The problem provides the equation: $$\vec{a} = n(\vec{b} \times \vec{c})$$.
The cross product $$\vec{b} \times \vec{c}$$ produces a new vector that is perpendicular to both $$\vec{b}$$ and $$\vec{c}$$.
From Step 2, we established that $$\vec{a}$$ is also perpendicular to both $$\vec{b}$$ and $$\vec{c}$$. This means that $$\vec{a}$$ and $$\vec{b} \times \vec{c}$$ must be parallel or anti-parallel. The scalar 'n' in the equation accounts for the proportionality in magnitude and direction.

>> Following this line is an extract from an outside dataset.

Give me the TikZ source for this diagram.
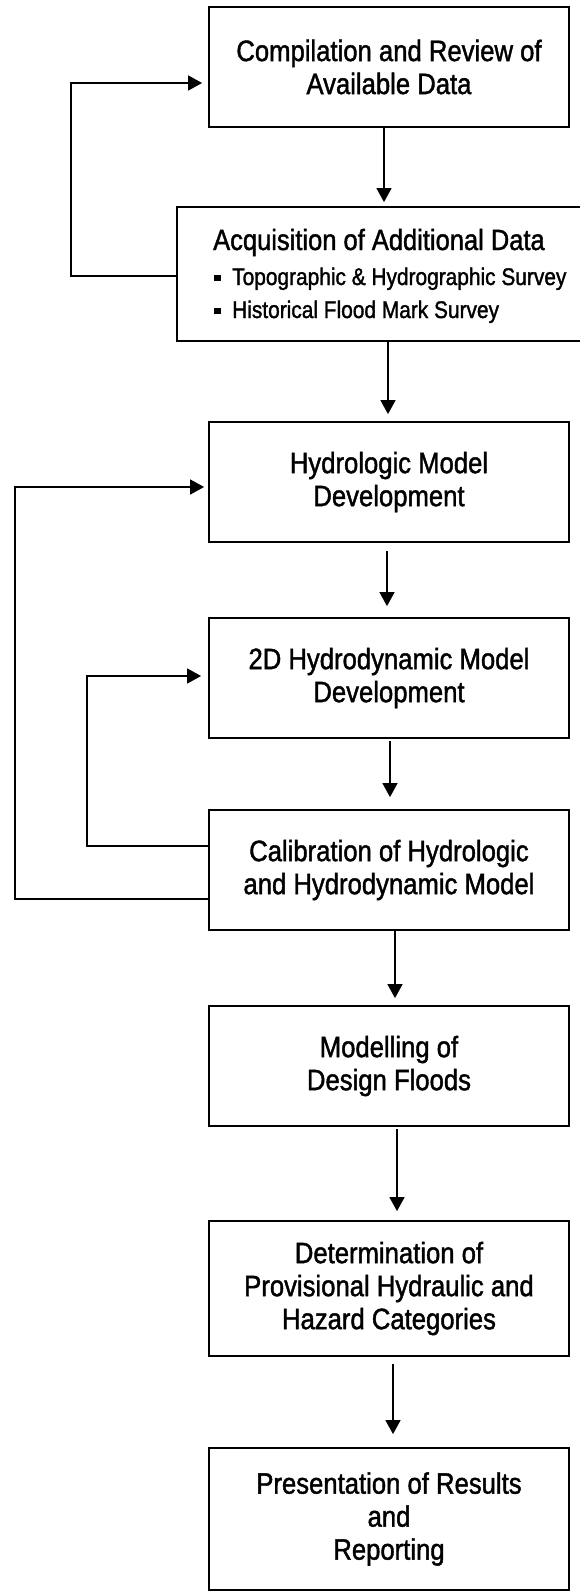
\documentclass[tikz,border=0pt]{standalone}
\usepackage{fontspec}
\setmainfont{Liberation Sans}[FakeStretch=0.87, FakeBold=1.4]
\usetikzlibrary{arrows.meta}
\begin{document}
\begin{tikzpicture}[x=1pt,y=-1pt,
  box/.style={draw, line width=1.8pt, minimum width=360pt, minimum height=120pt, inner sep=0pt, align=center, font=\fontsize{29.5}{33}\selectfont},
  lbl/.style={inner sep=0pt, anchor=base west},
  arr/.style={line width=1.4pt, -{Triangle[width=15pt,length=14pt]}}]
\useasboundingbox (0,0) rectangle (579,1593);
\node[box] (b1) at (389,67) {Compilation and Review of\\Available Data};
\node[box, minimum width=404pt, minimum height=134pt] (b2) at (379,274) {};
\node[lbl, font=\fontsize{29.3}{33}\selectfont] (b2a) at (213,250) {Acquisition of Additional Data};
\node[lbl, font=\fontsize{24}{28}\selectfont] (b2b) at (214,285) {\rule[4pt]{6.5pt}{6.5pt}\hspace{11.5pt}Topographic \& Hydrographic Survey};
\node[lbl, font=\fontsize{24}{28}\selectfont] (b2c) at (214,318) {\rule[4pt]{6.5pt}{6.5pt}\hspace{11.5pt}Historical Flood Mark Survey};
\node[box] (b3) at (389,482) {Hydrologic Model\\Development};
\node[box] (b4) at (389,678) {2D Hydrodynamic Model\\Development};
\node[box] (b5) at (389,870) {Calibration of Hydrologic\\and Hydrodynamic Model};
\node[box] (b6) at (389,1066) {Modelling of\\Design Floods};
\node[box, minimum height=135pt] (b7) at (389,1288.5) {Determination of\\Provisional Hydraulic and\\Hazard Categories};
\node[box, minimum height=142pt] (b8) at (389,1519) {Presentation of Results\\and\\Reporting};
% forward arrows
\draw[arr] ([xshift=-5pt]b1.south) -- ([xshift=-5pt,yshift=4pt]b2.north -| b1.south);
\draw[arr] ([xshift=9pt]b2.south) -- ([xshift=-1pt,yshift=7pt]b3.north);
\draw[arr] ([xshift=-2pt,yshift=-8pt]b3.south) -- ([xshift=-2pt,yshift=11pt]b4.north);
\draw[arr] ([xshift=1pt,yshift=-2pt]b4.south) -- ([xshift=1pt,yshift=12pt]b5.north);
\draw[arr] ([xshift=6pt,yshift=2pt]b5.south) -- ([xshift=6pt,yshift=7pt]b6.north);
\draw[arr] ([xshift=8pt,yshift=-2pt]b6.south) -- ([xshift=8pt,yshift=9pt]b7.north);
\draw[arr] ([xshift=4pt,yshift=-7pt]b7.south) -- ([xshift=4pt,yshift=13pt]b8.north);
% feedback loops
\draw[arr] ([yshift=-2pt]b2.west) -- ++(-105,0) |- ([xshift=-6pt,yshift=-16pt]b1.west);
\draw[arr] ([yshift=-29pt]b5.west) -- ++(-193,0) |- ([xshift=-4pt,yshift=-5pt]b3.west);
\draw[arr] ([yshift=24pt]b5.west) -- ++(-121,0) |- ([xshift=-7pt,yshift=2pt]b4.west);
\end{tikzpicture}
\end{document}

**step5** Using the magnitude of the given vector equation

To find the value of 'n', we can take the magnitude of both sides of the equation $$\vec{a} = n(\vec{b} \times \vec{c})$$.
$$|\vec{a}| = |n(\vec{b} \times \vec{c})|$$
Using the property that the magnitude of a scalar multiplied by a vector is the absolute value of the scalar times the magnitude of the vector (i.e., $$|k\vec{v}| = |k||\vec{v}|$$), we get:
$$|\vec{a}| = |n| |\vec{b} \times \vec{c}|$$

**step6** Calculating the magnitude of the cross product

The magnitude of the cross product of two vectors is given by the formula:
$$|\vec{b} \times \vec{c}| = |\vec{b}| |\vec{c}| \sin(\theta)$$
where $$\theta$$ is the angle between $$\vec{b}$$ and $$\vec{c}$$.
From Step 1, we know $$|\vec{b}| = 1$$ and $$|\vec{c}| = 1$$.
From Step 3, we know $$\theta = \frac{\pi}{6}$$.
Substitute these values into the formula:
$$|\vec{b} \times \vec{c}| = (1)(1)\sin\left(\frac{\pi}{6}\right)$$
We recall that the sine of $$\frac{\pi}{6}$$ radians (or 30 degrees) is $$\frac{1}{2}$$.
So, $$|\vec{b} \times \vec{c}| = 1 \times 1 \times \frac{1}{2} = \frac{1}{2}$$.

**step7** Solving for 'n'

Now substitute the magnitudes we found back into the equation from Step 5:
$$|\vec{a}| = |n| |\vec{b} \times \vec{c}|$$
From Step 1, we know $$|\vec{a}| = 1$$.
From Step 6, we found $$|\vec{b} \times \vec{c}| = \frac{1}{2}$$.
Substitute these values into the equation:
$$1 = |n| \left(\frac{1}{2}\right)$$
To solve for $$|n|$$, multiply both sides of the equation by 2:
$$1 \times 2 = |n| \times \frac{1}{2} \times 2$$
$$2 = |n|$$
Since the absolute value of 'n' is 2, 'n' can be either positive 2 or negative 2.
Therefore, $$n = \pm 2$$.

**step8** Selecting the correct option

Based on our calculation, the value of $$n$$ is $$\pm 2$$.
Comparing this result with the given options:
A: $$\pm 1$$
B: $$\pm 2$$
C: $$\pm \sqrt{3}$$
D: $$0$$
The correct option is B.